Garbanzos con Paticas de Cerdo is a traditional Colombian dish that Mamita made all the time. She never gave anyone the exact recipe, so here is my version of her Chickpeas and Pork Feet Stew.
(About 6-8 servings)
- 1 pound dry garbanzo beans, soaked overnight
- 1 pound of pork hocks, cut into small pieces
- 8 of cups water
- 1 onion, diced
- 4 garlic cloves
- 4 scallions, diced
- 1 cup of fresh diced tomatoes
- 1/2 teaspoon achiote powder
- 1 teaspoon ground cumin
- 2 carrots, peeled and sliced
- 2 potatoes, peeled and diced
- Salt and pepper to taste
- 1/4 cup fresh chopped cilantro
- lace the onion, garlic, scallions, tomatoes, achiote, cumin, and 3 tablespoons of water in the blender and blend until a paste is formed.

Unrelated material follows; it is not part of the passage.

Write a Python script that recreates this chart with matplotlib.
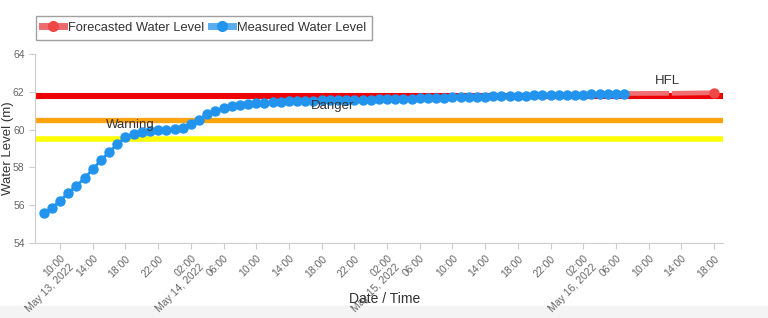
"""Water level chart: measured vs forecast with warning / danger / HFL levels."""

import matplotlib
matplotlib.use("Agg")
import matplotlib.pyplot as plt
from matplotlib.lines import Line2D
from matplotlib.patches import Rectangle
import pandas as pd

plt.rcParams["font.family"] = ["Liberation Sans", "DejaVu Sans"]

# hourly measured levels, May 13 08:00 -> May 16 07:00
measured_start = "2022-05-13 08:00"
measured_level = [
    55.58, 55.85, 56.24, 56.64, 57.03, 57.43, 57.91, 58.37, 58.81, 59.23,
    59.60, 59.76, 59.86, 59.95, 59.99, 59.99, 60.02, 60.11, 60.29, 60.53,
    60.83, 61.01, 61.13, 61.24, 61.29, 61.36, 61.39, 61.43, 61.46, 61.48,
    61.50, 61.51, 61.52, 61.53, 61.54, 61.55, 61.56, 61.57, 61.57, 61.58,
    61.59, 61.60, 61.61, 61.62, 61.63, 61.64, 61.65, 61.66, 61.67, 61.68,
    61.70, 61.71, 61.73, 61.74, 61.75, 61.76, 61.77, 61.78, 61.79, 61.80,
    61.81, 61.82, 61.82, 61.83, 61.84, 61.85, 61.85, 61.86, 61.86, 61.87,
    61.87, 61.88,
]

forecast_time = ["2022-05-16 07:00", "2022-05-16 12:30", "2022-05-16 18:00"]
forecast_level = [61.91, 61.92, 61.95]

warning_level = 59.5
danger_level = 60.5
hfl_level = 61.8

tick_start = "2022-05-13 10:00"
tick_end = "2022-05-16 18:00"

measured_time = pd.date_range(measured_start, periods=len(measured_level), freq="h")
forecast_time = pd.to_datetime(forecast_time)
ticks = pd.date_range(tick_start, tick_end, freq="4h")
tick_labels = []
for i, t in enumerate(ticks):
    lab = t.strftime("%H:%M")
    if i == 0 or t.hour == 2:
        lab += "\n" + t.strftime("%b %-d, %Y")
    tick_labels.append(lab)

fig = plt.figure(figsize=(7.68, 3.18), dpi=100)
fig.patches.append(Rectangle((0, 0), 1, 12 / 318, transform=fig.transFigure,
                             color="#f4f4f4", zorder=-1))
ax = fig.add_axes([35 / 768, 1 - 243 / 318, 688 / 768, 189 / 318])

ax.axhline(warning_level, color="#ffff00", lw=4.0, zorder=1)
ax.axhline(danger_level, color="#ffa30f", lw=3.8, zorder=1)
ax.axhline(hfl_level, color="#ee0000", lw=4.4, zorder=1)

# forecast drawn as two pieces with a small break, like the reference
ax.plot(forecast_time[:2], forecast_level[:2], color="#ef7072", lw=3.4,
        zorder=2, solid_capstyle="butt")
ax.plot([forecast_time[1] + pd.Timedelta("20min"), forecast_time[2]], forecast_level[1:],
        color="#ef7072", lw=3.4, zorder=2, solid_capstyle="butt")
ax.plot(forecast_time[-1:], forecast_level[-1:], "o", color="#ef4748", ms=6.5, zorder=3)
ax.plot(measured_time, measured_level, "-o", color="#2394ee", lw=2, ms=6.5, zorder=4)

ax.text(pd.Timestamp("2022-05-13 18:34"), 60.24, "Warning", ha="center", va="center",
        fontsize=9.5, color="#333333", zorder=6)
ax.text(pd.Timestamp("2022-05-14 19:18"), 61.25, "Danger", ha="center", va="center",
        fontsize=9.5, color="#333333", zorder=6)
ax.text(pd.Timestamp("2022-05-16 12:18"), 62.57, "HFL", ha="center", va="center",
        fontsize=9.5, color="#333333", zorder=6)

ax.set_xlim(pd.Timestamp("2022-05-13 06:56"), pd.Timestamp("2022-05-16 19:06"))
ax.set_ylim(54, 64)
ax.set_yticks([54, 56, 58, 60, 62, 64])
ax.set_xticks(ticks)
ax.set_xticklabels(tick_labels, rotation=45, ha="right", rotation_mode="anchor")
ax.tick_params(colors="#cccccc", labelcolor="#666666", labelsize=7.5, length=4)
for s in ("top", "right"):
    ax.spines[s].set_visible(False)
for s in ("left", "bottom"):
    ax.spines[s].set_color("#cccccc")

ax.set_ylabel("Water Level (m)", fontsize=9.5, color="#333333")
ax.yaxis.set_label_coords(-21 / 688, 0.5)
fig.text(385 / 768, 1 - 299 / 318, "Date / Time", ha="center", va="center",
         fontsize=10, color="#333333")

handles = [
    Line2D([], [], color="#ee6a6c", lw=5, marker="o", ms=7, mfc="#ef4748", mec="#ef4748"),
    Line2D([], [], color="#5aaef0", lw=5, marker="o", ms=7, mfc="#2394ee", mec="#2394ee"),
]
leg = fig.legend(handles, ["Forecasted Water Level", "Measured Water Level"],
                 loc="upper left", bbox_to_anchor=(36 / 768, 1 - 16 / 318), ncol=2,
                 fontsize=9.3, frameon=True, fancybox=False, borderaxespad=0,
                 handlelength=1.7, handletextpad=0.35, columnspacing=0.5,
                 borderpad=0.45)
leg.get_frame().set_edgecolor("#888888")
leg.get_frame().set_linewidth(1.0)
for t in leg.get_texts():
    t.set_color("#333333")

fig.savefig("out.png", dpi=100)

- Drain the garbanzo beans and place in a large pot and add the water, onion mixture and pork hocks. Over medium-high heat, bring the beans to a boil, then cover the pot and reduce the heat to medium-low. Allow the beans to cook until almost tender, approximately 1 hour and 30 minutes.
- Add the carrots and potatoes and cook for 30 minutes more or until the beans are tender.
- Add fresh cilantro and serve with white rice and avocado on the side.